«Maman pour le dîner» de Shalom Auslander
«Les mères ont un goût infect. Elles sont débectantes de la tête aux pieds. [..] Grillées, sous vide, déshydratées, séchées, aucun traitement n’y changera quoi que ce soit. Même l’odeur est pestilentielle, jetez une mère sur la grille d’un barbecue et vous aurez l’impression que quelqu’un brûle des pneus, ce qui, pour peu qu’on l’accompagne d’un soupçon d’aïoli, serait sans doute meilleur.»
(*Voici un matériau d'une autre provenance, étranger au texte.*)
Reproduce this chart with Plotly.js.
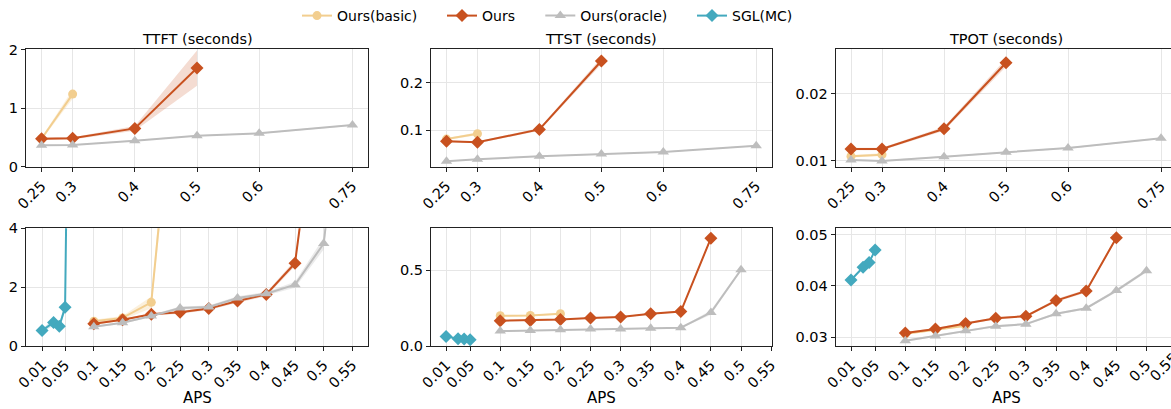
<!DOCTYPE html>
<html>
<head>
<meta charset="utf-8">
<script src="https://cdn.plot.ly/plotly-3.0.1.min.js"></script>
<style>html,body{margin:0;padding:0;overflow:hidden;background:#fff;}</style>
</head>
<body>
<div id="chart" style="width:1171px;height:409px;"></div>
<script>
// ---------- data ----------
const seriesNames = ['Ours(basic)', 'Ours', 'Ours(oracle)', 'SGL(MC)'];
const panelTitles = ['TTFT (seconds)', 'TTST (seconds)', 'TPOT (seconds)'];
const xLabel = 'APS';

const xTop = [0.25, 0.3, 0.4, 0.5, 0.6, 0.75];
const xTopTicks = ['0.25', '0.3', '0.4', '0.5', '0.6', '0.75'];
const xBottom = [0.1, 0.15, 0.2, 0.25, 0.3, 0.35, 0.4, 0.45, 0.5, 0.55];
const xBottomTicks = [0.01, 0.05, 0.1, 0.15, 0.2, 0.25, 0.3, 0.35, 0.4, 0.45, 0.5, 0.55];
const xSgl = [0.01, 0.03, 0.04, 0.05, 0.06];

// top row (APS sweep 0.25..0.75)
const ttftBasic  = [0.48, 1.24];
const ttftOurs   = [0.48, 0.486, 0.655, 1.684];
const ttftOracle = [0.367, 0.373, 0.446, 0.531, 0.571, 0.712];
const ttstBasic  = [0.081, 0.0923];
const ttstOurs   = [0.0762, 0.0741, 0.1014, 0.2455];
const ttstOracle = [0.0343, 0.0385, 0.0448, 0.0497, 0.0538, 0.0671];
const tpotBasic  = [0.0107, 0.01094];
const tpotOurs   = [0.01178, 0.01178, 0.0148, 0.02465];
const tpotOracle = [0.01015, 0.0100, 0.01064, 0.01129, 0.01193, 0.01337];

// top row spreads (half-width of shaded band)
const ttftBasicSd  = [0.02, 0.08];
const ttftOursSd   = [0.02, 0.02, 0.04, 0.3];
const ttftOracleSd = [0.01, 0.01, 0.01, 0.01, 0.01, 0.01];
const ttstBasicSd  = [0.002, 0.003];
const ttstOursSd   = [0.002, 0.002, 0.003, 0.007];
const ttstOracleSd = [0.001, 0.001, 0.001, 0.001, 0.001, 0.001];
const tpotBasicSd  = [0.0002, 0.0002];
const tpotOursSd   = [0.0002, 0.0002, 0.0003, 0.0006];
const tpotOracleSd = [0.0001, 0.0001, 0.0001, 0.0001, 0.0001, 0.0001];

// bottom row (APS sweep 0.01..0.55)
const ttftSglB    = [0.528, 0.80, 0.674, 1.315, 17];
const ttftBasicB  = [0.843, 0.955, 1.483, 11.5];
const ttftOursB   = [0.753, 0.888, 1.079, 1.146, 1.27, 1.528, 1.753, 2.81, 10.2];
const ttftOracleB = [0.652, 0.787, 1.022, 1.292, 1.326, 1.63, 1.775, 2.08, 3.48, 12.3];
const ttstSglB    = [0.0636, 0.048, 0.046, 0.0417];
const ttstBasicB  = [0.2, 0.202, 0.213];
const ttstOursB   = [0.167, 0.169, 0.175, 0.186, 0.191, 0.213, 0.228, 0.713];
const ttstOracleB = [0.0987, 0.103, 0.107, 0.112, 0.112, 0.118, 0.121, 0.221, 0.504];
const tpotSglB    = [0.04117, 0.04364, 0.04461, 0.04701];
const tpotBasicB  = [0.03065, 0.03143, 0.0322];
const tpotOursB   = [0.03078, 0.03156, 0.03266, 0.0337, 0.03409, 0.03714, 0.03903, 0.04942];
const tpotOracleB = [0.02929, 0.0302, 0.03123, 0.03214, 0.03253, 0.03455, 0.03565, 0.03909, 0.04299];

const ttftSglBSd    = [0.06, 0.1, 0.08, 0.15, 1];
const ttftBasicBSd  = [0.05, 0.06, 0.2, 1];
const ttftOursBSd   = [0.03, 0.03, 0.04, 0.05, 0.05, 0.06, 0.06, 0.1, 0.5];
const ttftOracleBSd = [0.03, 0.03, 0.04, 0.05, 0.05, 0.06, 0.06, 0.1, 0.2, 0.5];
const ttstSglBSd    = [0.004, 0.003, 0.003, 0.003];
const ttstBasicBSd  = [0.005, 0.005, 0.006];
const ttstOursBSd   = [0.004, 0.004, 0.004, 0.004, 0.004, 0.005, 0.005, 0.01];
const ttstOracleBSd = [0.003, 0.003, 0.003, 0.003, 0.003, 0.003, 0.003, 0.015, 0.01];
const tpotSglBSd    = [0.0002, 0.0002, 0.0002, 0.0002];
const tpotBasicBSd  = [0.0002, 0.0002, 0.0002];
const tpotOursBSd   = [0.0002, 0.0002, 0.0002, 0.0002, 0.0002, 0.0003, 0.0003, 0.0003];
const tpotOracleBSd = [0.0002, 0.0002, 0.0002, 0.0002, 0.0002, 0.0002, 0.0002, 0.0003, 0.0003];

// ---------- styling ----------
const colors = ['#F2CE8F', '#C8511F', '#BDBDBD', '#43A9BE'];
const bandColors = ['rgba(242,206,143,0.3)', 'rgba(200,81,31,0.2)', 'rgba(189,189,189,0.3)', 'rgba(67,169,190,0.25)'];
const symbols = ['circle', 'diamond', 'triangle-up', 'diamond'];
const msizes = [9, 10, 10, 10];
const FONT = 'DejaVu Sans';

const traces = [];
function addSeries(k, xs, ys, sd, ax, showLeg) {
  const n = ys.length;
  const xx = xs.slice(0, n);
  const hi = ys.map((v, i) => v + sd[i]);
  const lo = ys.map((v, i) => v - sd[i]);
  traces.push({
    x: xx.concat(xx.slice().reverse()),
    y: hi.concat(lo.slice().reverse()),
    xaxis: 'x' + ax, yaxis: 'y' + ax,
    type: 'scatter', mode: 'lines', fill: 'toself',
    fillcolor: bandColors[k], line: {width: 0, color: bandColors[k]},
    hoverinfo: 'skip', showlegend: false
  });
  traces.push({
    x: xx, y: ys, xaxis: 'x' + ax, yaxis: 'y' + ax,
    type: 'scatter', mode: 'lines+markers', name: seriesNames[k],
    line: {color: colors[k], width: 2},
    marker: {color: colors[k], symbol: symbols[k], size: msizes[k]},
    showlegend: !!showLeg,
    legend: k === 0 ? 'legend' : 'legend' + (k + 1)
  });
}
const ax = ['', '2', '3', '4', '5', '6'];
// top row
addSeries(0, xTop, ttftBasic, ttftBasicSd, ax[0], true);
addSeries(1, xTop, ttftOurs, ttftOursSd, ax[0], true);
addSeries(2, xTop, ttftOracle, ttftOracleSd, ax[0], true);
addSeries(0, xTop, ttstBasic, ttstBasicSd, ax[1]);
addSeries(1, xTop, ttstOurs, ttstOursSd, ax[1]);
addSeries(2, xTop, ttstOracle, ttstOracleSd, ax[1]);
addSeries(0, xTop, tpotBasic, tpotBasicSd, ax[2]);
addSeries(1, xTop, tpotOurs, tpotOursSd, ax[2]);
addSeries(2, xTop, tpotOracle, tpotOracleSd, ax[2]);
// bottom row
addSeries(0, xBottom, ttftBasicB, ttftBasicBSd, ax[3]);
addSeries(1, xBottom, ttftOursB, ttftOursBSd, ax[3]);
addSeries(2, xBottom, ttftOracleB, ttftOracleBSd, ax[3]);
addSeries(3, xSgl, ttftSglB, ttftSglBSd, ax[3], true);
addSeries(0, xBottom, ttstBasicB, ttstBasicBSd, ax[4]);
addSeries(1, xBottom, ttstOursB, ttstOursBSd, ax[4]);
addSeries(2, xBottom, ttstOracleB, ttstOracleBSd, ax[4]);
addSeries(3, xSgl, ttstSglB, ttstSglBSd, ax[4]);
addSeries(0, xBottom, tpotBasicB, tpotBasicBSd, ax[5]);
addSeries(1, xBottom, tpotOursB, tpotOursBSd, ax[5]);
addSeries(2, xBottom, tpotOracleB, tpotOracleBSd, ax[5]);
addSeries(3, xSgl, tpotSglB, tpotSglBSd, ax[5]);

// ---------- layout ----------
const W = 1171, H = 409;
const colPx = [[26, 368], [431, 771.7], [835.7, 1171]];
const rowPx = [[47.7, 165.7], [227.3, 345.7]];
const xRanges = [[0.225, 0.775], [0.225, 0.775], [0.2253, 0.7661], [-0.018, 0.577], [-0.015, 0.551], [-0.0154, 0.5406]];
const yRanges = [[0, 2], [0.0224, 0.2698], [0.00911, 0.02663], [0, 4], [0, 0.779], [0.02825, 0.0513]];
const yTicks = [[0, 1, 2], [0.1, 0.2], [0.01, 0.02], [0, 2, 4], [0, 0.5], [0.03, 0.04, 0.05]];
const yTickText = [['0', '1', '2'], ['0.1', '0.2'], ['0.01', '0.02'], ['0', '2', '4'], ['0.0', '0.5'], ['0.03', '0.04', '0.05']];

const layout = {
  width: W, height: H,
  margin: {l: 0, r: 0, t: 0, b: 0},
  paper_bgcolor: '#fff', plot_bgcolor: '#fff',
  font: {family: FONT, size: 14.5, color: '#000'},
  annotations: [], showlegend: true
};
const tickFont = {family: FONT, size: 14.5, color: '#000'};
for (let i = 0; i < 6; i++) {
  const r = i < 3 ? 0 : 1, c = i % 3;
  const xa = {
    domain: [colPx[c][0] / W, colPx[c][1] / W],
    range: xRanges[i], anchor: 'y' + ax[i],
    showgrid: true, gridcolor: '#e6e6e6', gridwidth: 1, zeroline: false,
    showline: true, linecolor: '#222', linewidth: 1, mirror: true,
    ticks: 'outside', ticklen: 4, tickcolor: '#222', tickwidth: 1,
    tickangle: -45, tickfont: tickFont, tickmode: 'array'
  };
  if (r === 0) { xa.tickvals = xTop; xa.ticktext = xTopTicks; }
  else { xa.tickvals = xBottomTicks; xa.ticktext = xBottomTicks.map(String); }
  const ya = {
    domain: [1 - rowPx[r][1] / H, 1 - rowPx[r][0] / H],
    range: yRanges[i], anchor: 'x' + ax[i],
    showgrid: true, gridcolor: '#e6e6e6', gridwidth: 1, zeroline: false,
    showline: true, linecolor: '#222', linewidth: 1, mirror: c !== 2,
    ticks: 'outside', ticklen: 4, tickcolor: '#222', tickwidth: 1,
    tickfont: tickFont, tickmode: 'array', tickvals: yTicks[i], ticktext: yTickText[i]
  };
  layout['xaxis' + ax[i]] = xa;
  layout['yaxis' + ax[i]] = ya;
}
const colCenters = [197, 601.3, 1006];
for (let c = 0; c < 3; c++) {
  layout.annotations.push({
    text: panelTitles[c], xref: 'paper', yref: 'paper',
    x: colCenters[c] / W, y: 1 - 36.7 / H, xanchor: 'center', yanchor: 'middle',
    showarrow: false, font: {family: FONT, size: 14.5, color: '#000'}
  });
  layout.annotations.push({
    text: xLabel, xref: 'paper', yref: 'paper',
    x: colCenters[c] / W, y: 1 - 398 / H, xanchor: 'center', yanchor: 'middle',
    showarrow: false, font: {family: FONT, size: 15, color: '#000'}
  });
}
// last bottom-right tick label lies just past the window edge (cropped in the original)
layout.annotations.push({
  text: String(xBottomTicks[xBottomTicks.length - 1]), xref: 'paper', yref: 'paper',
  x: 1164 / W, y: 1 - 367 / H, xanchor: 'center', yanchor: 'middle', textangle: -45,
  showarrow: false, font: tickFont
});
const legTextStarts = [340, 485, 583.3, 735];
const legKeys = ['legend', 'legend2', 'legend3', 'legend4'];
for (let k = 0; k < 4; k++) {
  layout[legKeys[k]] = {
    x: (legTextStarts[k] - 43) / W, xanchor: 'left', y: 1.005, yanchor: 'top',
    orientation: 'h', bgcolor: 'rgba(0,0,0,0)', borderwidth: 0,
    font: {family: FONT, size: 14, color: '#000'}
  };
}
Plotly.newPlot('chart', traces, layout, {staticPlot: true, displayModeBar: false});
</script>
</body>
</html>
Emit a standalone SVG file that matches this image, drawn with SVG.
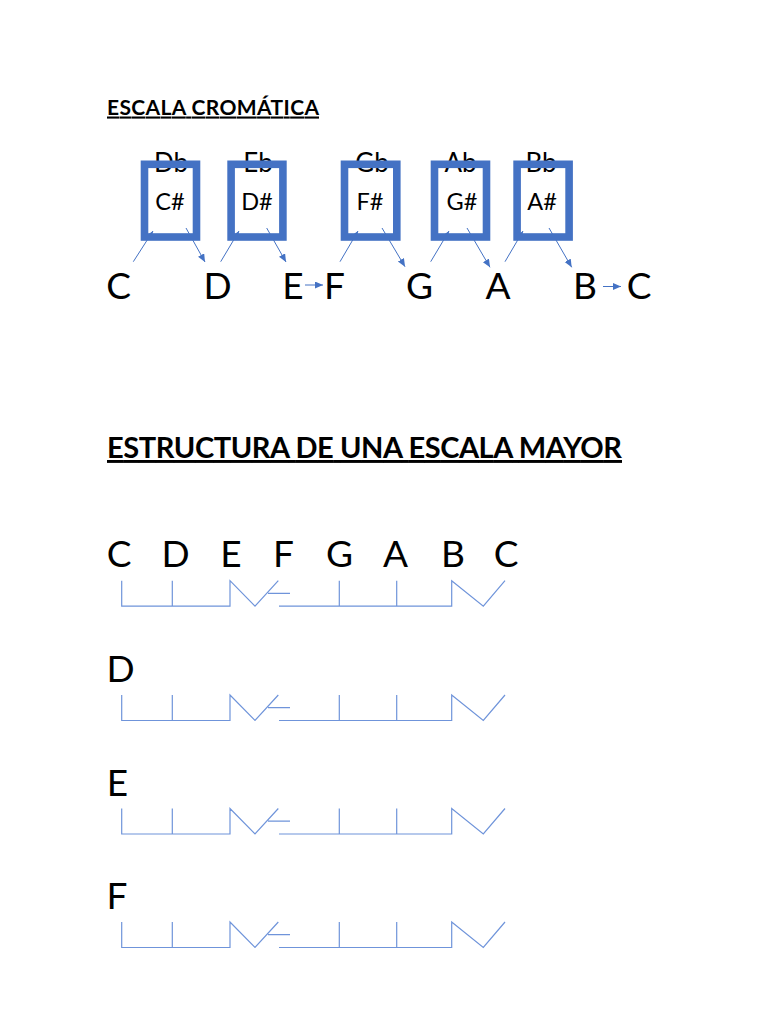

Septième Seltzer, jeune éditeur trentenaire mène une existence paisible à New York avec sa femme et sa fille. Son quotidien sera vite ébranlé par l’annonce du décès de sa mère. Ce ne sera pas le chagrin qui le terrassera, sa mère était un être infect, aussi cruelle que manipulatrice, l’affront se situe ailleurs: appartenant à la communauté cannibale des États-Unis (les can-am), Septième et l’ensemble de sa fratrie doivent respecter une coutume ancestrale: manger le corps de leur mère au cours d’un repas de fête nommé «l’assimilation». Refusant de se plier à cette tradition, Septième sera vite rattrapé par son histoire, sa communauté et son héritage culturel. Sous ses airs d’épopée gore, cynique et loufoque, Shalom Auslander nous livre en filigrane une réflexion philosophico-politique sur le monde contemporain: la communauté can-am, ostracisée, empêchée de pratiquer ses coutumes, fondements de sa culture et de son identité, est déchirée entre le poids des dogmes religieux hérités de génération en génération et l’assimilation «nécessaire» à l’intégration. Entre revendication des origines, quête identitaire et besoin d’intégration, la réflexion sur les migrations y est forte et prenante. A lire!